MuJS was a pretty cool challenge though, given that I always wanted to try js engine pwn but never really got into it. The fact that I failed to do **one-line JS** (another MuJS from 0CTF 2020) was even more reason for me to do this one.
Here I'd like to share how my team managed to tackle the challenge.
[Top](#UIUCTF-MuJS-Writeup)
---
## 0x02 > Target
In this challenge, the author provided a README that illustrates the target of this challenge as well as some additional requirements.
### 0x02-01 > Goal
While getting shell is not required, we are required to implement three common primitives used in js engine exploit.
> read32(address)
- Read an arbitrary 32-bit value from `address`.
>
> write32(address, value)
- Write an arbitrary 32-bit value at `address`.
>
> exec(address)
- Execute a function at `address`. We don't need control of any arguments.

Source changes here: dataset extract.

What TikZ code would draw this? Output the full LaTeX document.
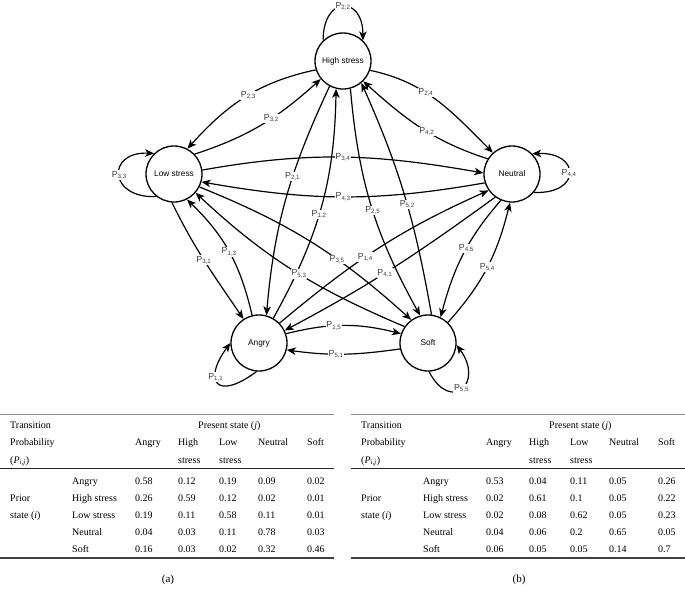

### 0x02-02 > Additional Requirements
These few lines caught our attention
> To ensure your exploit isn't trash, our server will run your exploit against 5 different builds of the same MuJS code, that we aren't going to give you.
All 5 builds are for Linux AARCH64 or X86-64 systems, with reasonable compiler options.
Hmm, so we aren't allowed to use any shared library based features or do stuff that only works in specific architectures. This might be troublesome in later stages, but let's worry about this later.
[Top](#UIUCTF-MuJS-Writeup)
---
## 0x03 > MuJS Overview
This section covers the prerequisite knowledge about MuJS internals. For readers that are already familiar with MuJS, or don't want to spend too much time on it, feel free to skip to 0x04 where we discuss the vulnerable patch applied.
### 0x03-01 > JS Object
**Object** is one of the key components in all js engines afaik, and MuJS is no exception. Apart from **Object**, related structures in MuJS such as **Values** and **Properties** are also shown here.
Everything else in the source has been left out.